[REQUEST] Output every entry exactly as given.

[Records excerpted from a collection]
:::::

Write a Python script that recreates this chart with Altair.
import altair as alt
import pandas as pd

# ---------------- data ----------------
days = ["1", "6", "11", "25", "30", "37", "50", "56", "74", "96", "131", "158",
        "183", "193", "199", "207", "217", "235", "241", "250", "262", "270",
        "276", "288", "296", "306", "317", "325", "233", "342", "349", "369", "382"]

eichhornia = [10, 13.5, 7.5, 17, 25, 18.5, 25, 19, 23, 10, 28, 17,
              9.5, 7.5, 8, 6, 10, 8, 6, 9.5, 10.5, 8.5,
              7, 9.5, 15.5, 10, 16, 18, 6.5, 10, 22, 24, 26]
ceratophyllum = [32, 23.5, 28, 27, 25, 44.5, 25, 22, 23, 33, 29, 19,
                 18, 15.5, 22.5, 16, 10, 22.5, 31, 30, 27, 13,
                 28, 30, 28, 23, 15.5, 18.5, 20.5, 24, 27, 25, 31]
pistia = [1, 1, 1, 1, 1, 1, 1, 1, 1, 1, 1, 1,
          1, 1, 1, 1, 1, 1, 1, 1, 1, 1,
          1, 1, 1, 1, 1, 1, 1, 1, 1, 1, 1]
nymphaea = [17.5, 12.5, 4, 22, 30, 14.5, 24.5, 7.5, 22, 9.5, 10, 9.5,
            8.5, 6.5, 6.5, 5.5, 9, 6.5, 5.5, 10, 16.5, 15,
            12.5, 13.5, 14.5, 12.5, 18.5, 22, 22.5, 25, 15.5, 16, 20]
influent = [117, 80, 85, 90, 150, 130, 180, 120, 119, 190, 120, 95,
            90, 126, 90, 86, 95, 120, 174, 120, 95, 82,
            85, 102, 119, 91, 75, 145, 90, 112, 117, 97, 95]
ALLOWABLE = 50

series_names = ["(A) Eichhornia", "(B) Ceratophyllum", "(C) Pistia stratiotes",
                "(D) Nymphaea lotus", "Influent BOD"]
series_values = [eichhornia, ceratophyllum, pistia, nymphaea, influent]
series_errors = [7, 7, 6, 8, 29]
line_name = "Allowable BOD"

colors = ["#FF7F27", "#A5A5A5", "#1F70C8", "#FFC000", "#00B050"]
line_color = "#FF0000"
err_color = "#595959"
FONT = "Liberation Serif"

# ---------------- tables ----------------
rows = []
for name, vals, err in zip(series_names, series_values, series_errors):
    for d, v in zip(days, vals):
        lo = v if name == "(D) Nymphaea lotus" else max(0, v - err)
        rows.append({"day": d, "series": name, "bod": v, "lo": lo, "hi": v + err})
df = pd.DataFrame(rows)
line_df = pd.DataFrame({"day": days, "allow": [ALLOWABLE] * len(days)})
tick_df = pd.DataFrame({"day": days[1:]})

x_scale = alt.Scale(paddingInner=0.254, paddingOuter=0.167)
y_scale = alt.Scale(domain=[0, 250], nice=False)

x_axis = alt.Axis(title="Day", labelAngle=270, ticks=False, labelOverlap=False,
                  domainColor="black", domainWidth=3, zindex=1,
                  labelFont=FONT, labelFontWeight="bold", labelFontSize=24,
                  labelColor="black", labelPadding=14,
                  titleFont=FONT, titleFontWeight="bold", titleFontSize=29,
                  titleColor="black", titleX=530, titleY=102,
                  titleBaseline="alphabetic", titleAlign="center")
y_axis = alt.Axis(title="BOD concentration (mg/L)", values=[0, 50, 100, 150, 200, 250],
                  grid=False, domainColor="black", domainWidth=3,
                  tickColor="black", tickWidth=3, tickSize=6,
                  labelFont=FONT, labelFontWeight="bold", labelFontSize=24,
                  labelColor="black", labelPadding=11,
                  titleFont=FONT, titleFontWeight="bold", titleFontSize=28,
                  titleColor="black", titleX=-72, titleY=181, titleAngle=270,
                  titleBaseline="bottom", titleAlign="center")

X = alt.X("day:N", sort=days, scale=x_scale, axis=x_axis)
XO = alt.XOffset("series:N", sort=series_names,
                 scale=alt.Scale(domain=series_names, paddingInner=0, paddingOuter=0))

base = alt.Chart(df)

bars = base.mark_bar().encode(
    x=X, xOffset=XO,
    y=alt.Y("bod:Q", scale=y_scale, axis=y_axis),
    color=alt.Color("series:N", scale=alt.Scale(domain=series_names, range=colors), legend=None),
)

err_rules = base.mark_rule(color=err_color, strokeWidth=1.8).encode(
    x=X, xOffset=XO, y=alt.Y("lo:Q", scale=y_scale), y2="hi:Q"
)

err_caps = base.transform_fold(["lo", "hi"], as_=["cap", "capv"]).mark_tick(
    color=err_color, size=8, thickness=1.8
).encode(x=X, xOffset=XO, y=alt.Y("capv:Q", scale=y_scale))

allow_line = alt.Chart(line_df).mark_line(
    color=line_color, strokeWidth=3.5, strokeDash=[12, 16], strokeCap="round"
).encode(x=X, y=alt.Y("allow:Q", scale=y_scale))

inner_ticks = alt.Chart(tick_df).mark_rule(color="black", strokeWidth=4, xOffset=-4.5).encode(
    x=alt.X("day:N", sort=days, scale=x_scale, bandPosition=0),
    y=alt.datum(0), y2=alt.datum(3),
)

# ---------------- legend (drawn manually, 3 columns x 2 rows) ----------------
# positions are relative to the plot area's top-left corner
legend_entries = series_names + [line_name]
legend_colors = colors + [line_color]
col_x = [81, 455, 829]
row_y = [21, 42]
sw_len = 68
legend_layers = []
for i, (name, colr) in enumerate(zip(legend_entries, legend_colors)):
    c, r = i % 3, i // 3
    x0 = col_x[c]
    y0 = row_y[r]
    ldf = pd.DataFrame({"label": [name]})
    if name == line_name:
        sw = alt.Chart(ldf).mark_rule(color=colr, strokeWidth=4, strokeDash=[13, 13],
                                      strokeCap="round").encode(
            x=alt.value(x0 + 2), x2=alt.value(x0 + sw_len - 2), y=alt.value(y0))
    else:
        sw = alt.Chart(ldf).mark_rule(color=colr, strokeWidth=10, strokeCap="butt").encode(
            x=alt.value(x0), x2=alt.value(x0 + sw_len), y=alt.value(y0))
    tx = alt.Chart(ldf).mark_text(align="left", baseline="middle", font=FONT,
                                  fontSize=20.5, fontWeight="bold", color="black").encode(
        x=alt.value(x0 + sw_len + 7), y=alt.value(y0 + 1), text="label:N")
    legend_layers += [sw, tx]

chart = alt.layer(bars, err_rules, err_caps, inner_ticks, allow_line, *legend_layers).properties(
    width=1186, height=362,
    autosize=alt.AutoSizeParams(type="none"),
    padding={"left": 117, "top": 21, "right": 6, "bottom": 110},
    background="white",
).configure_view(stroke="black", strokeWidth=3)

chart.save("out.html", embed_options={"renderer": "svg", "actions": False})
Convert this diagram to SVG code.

:::::

[EXPECTED ANSWER]
Write a Python script that recreates this chart with Altair.
import altair as alt
import pandas as pd

# ---------------- data ----------------
days = ["1", "6", "11", "25", "30", "37", "50", "56", "74", "96", "131", "158",
        "183", "193", "199", "207", "217", "235", "241", "250", "262", "270",
        "276", "288", "296", "306", "317", "325", "233", "342", "349", "369", "382"]

eichhornia = [10, 13.5, 7.5, 17, 25, 18.5, 25, 19, 23, 10, 28, 17,
              9.5, 7.5, 8, 6, 10, 8, 6, 9.5, 10.5, 8.5,
              7, 9.5, 15.5, 10, 16, 18, 6.5, 10, 22, 24, 26]
ceratophyllum = [32, 23.5, 28, 27, 25, 44.5, 25, 22, 23, 33, 29, 19,
                 18, 15.5, 22.5, 16, 10, 22.5, 31, 30, 27, 13,
                 28, 30, 28, 23, 15.5, 18.5, 20.5, 24, 27, 25, 31]
pistia = [1, 1, 1, 1, 1, 1, 1, 1, 1, 1, 1, 1,
          1, 1, 1, 1, 1, 1, 1, 1, 1, 1,
          1, 1, 1, 1, 1, 1, 1, 1, 1, 1, 1]
nymphaea = [17.5, 12.5, 4, 22, 30, 14.5, 24.5, 7.5, 22, 9.5, 10, 9.5,
            8.5, 6.5, 6.5, 5.5, 9, 6.5, 5.5, 10, 16.5, 15,
            12.5, 13.5, 14.5, 12.5, 18.5, 22, 22.5, 25, 15.5, 16, 20]
influent = [117, 80, 85, 90, 150, 130, 180, 120, 119, 190, 120, 95,
            90, 126, 90, 86, 95, 120, 174, 120, 95, 82,
            85, 102, 119, 91, 75, 145, 90, 112, 117, 97, 95]
ALLOWABLE = 50

series_names = ["(A) Eichhornia", "(B) Ceratophyllum", "(C) Pistia stratiotes",
                "(D) Nymphaea lotus", "Influent BOD"]
series_values = [eichhornia, ceratophyllum, pistia, nymphaea, influent]
series_errors = [7, 7, 6, 8, 29]
line_name = "Allowable BOD"

colors = ["#FF7F27", "#A5A5A5", "#1F70C8", "#FFC000", "#00B050"]
line_color = "#FF0000"
err_color = "#595959"
FONT = "Liberation Serif"

# ---------------- tables ----------------
rows = []
for name, vals, err in zip(series_names, series_values, series_errors):
    for d, v in zip(days, vals):
        lo = v if name == "(D) Nymphaea lotus" else max(0, v - err)
        rows.append({"day": d, "series": name, "bod": v, "lo": lo, "hi": v + err})
df = pd.DataFrame(rows)
line_df = pd.DataFrame({"day": days, "allow": [ALLOWABLE] * len(days)})
tick_df = pd.DataFrame({"day": days[1:]})

x_scale = alt.Scale(paddingInner=0.254, paddingOuter=0.167)
y_scale = alt.Scale(domain=[0, 250], nice=False)

x_axis = alt.Axis(title="Day", labelAngle=270, ticks=False, labelOverlap=False,
                  domainColor="black", domainWidth=3, zindex=1,
                  labelFont=FONT, labelFontWeight="bold", labelFontSize=24,
                  labelColor="black", labelPadding=14,
                  titleFont=FONT, titleFontWeight="bold", titleFontSize=29,
                  titleColor="black", titleX=530, titleY=102,
                  titleBaseline="alphabetic", titleAlign="center")
y_axis = alt.Axis(title="BOD concentration (mg/L)", values=[0, 50, 100, 150, 200, 250],
                  grid=False, domainColor="black", domainWidth=3,
                  tickColor="black", tickWidth=3, tickSize=6,
                  labelFont=FONT, labelFontWeight="bold", labelFontSize=24,
                  labelColor="black", labelPadding=11,
                  titleFont=FONT, titleFontWeight="bold", titleFontSize=28,
                  titleColor="black", titleX=-72, titleY=181, titleAngle=270,
                  titleBaseline="bottom", titleAlign="center")

X = alt.X("day:N", sort=days, scale=x_scale, axis=x_axis)
XO = alt.XOffset("series:N", sort=series_names,
                 scale=alt.Scale(domain=series_names, paddingInner=0, paddingOuter=0))

base = alt.Chart(df)

bars = base.mark_bar().encode(
    x=X, xOffset=XO,
    y=alt.Y("bod:Q", scale=y_scale, axis=y_axis),
    color=alt.Color("series:N", scale=alt.Scale(domain=series_names, range=colors), legend=None),
)

err_rules = base.mark_rule(color=err_color, strokeWidth=1.8).encode(
    x=X, xOffset=XO, y=alt.Y("lo:Q", scale=y_scale), y2="hi:Q"
)

err_caps = base.transform_fold(["lo", "hi"], as_=["cap", "capv"]).mark_tick(
    color=err_color, size=8, thickness=1.8
).encode(x=X, xOffset=XO, y=alt.Y("capv:Q", scale=y_scale))

allow_line = alt.Chart(line_df).mark_line(
    color=line_color, strokeWidth=3.5, strokeDash=[12, 16], strokeCap="round"
).encode(x=X, y=alt.Y("allow:Q", scale=y_scale))

inner_ticks = alt.Chart(tick_df).mark_rule(color="black", strokeWidth=4, xOffset=-4.5).encode(
    x=alt.X("day:N", sort=days, scale=x_scale, bandPosition=0),
    y=alt.datum(0), y2=alt.datum(3),
)

# ---------------- legend (drawn manually, 3 columns x 2 rows) ----------------
# positions are relative to the plot area's top-left corner
legend_entries = series_names + [line_name]
legend_colors = colors + [line_color]
col_x = [81, 455, 829]
row_y = [21, 42]
sw_len = 68
legend_layers = []
for i, (name, colr) in enumerate(zip(legend_entries, legend_colors)):
    c, r = i % 3, i // 3
    x0 = col_x[c]
    y0 = row_y[r]
    ldf = pd.DataFrame({"label": [name]})
    if name == line_name:
        sw = alt.Chart(ldf).mark_rule(color=colr, strokeWidth=4, strokeDash=[13, 13],
                                      strokeCap="round").encode(
            x=alt.value(x0 + 2), x2=alt.value(x0 + sw_len - 2), y=alt.value(y0))
    else:
        sw = alt.Chart(ldf).mark_rule(color=colr, strokeWidth=10, strokeCap="butt").encode(
            x=alt.value(x0), x2=alt.value(x0 + sw_len), y=alt.value(y0))
    tx = alt.Chart(ldf).mark_text(align="left", baseline="middle", font=FONT,
                                  fontSize=20.5, fontWeight="bold", color="black").encode(
        x=alt.value(x0 + sw_len + 7), y=alt.value(y0 + 1), text="label:N")
    legend_layers += [sw, tx]

chart = alt.layer(bars, err_rules, err_caps, inner_ticks, allow_line, *legend_layers).properties(
    width=1186, height=362,
    autosize=alt.AutoSizeParams(type="none"),
    padding={"left": 117, "top": 21, "right": 6, "bottom": 110},
    background="white",
).configure_view(stroke="black", strokeWidth=3)

chart.save("out.html", embed_options={"renderer": "svg", "actions": False})
Convert this diagram to SVG code.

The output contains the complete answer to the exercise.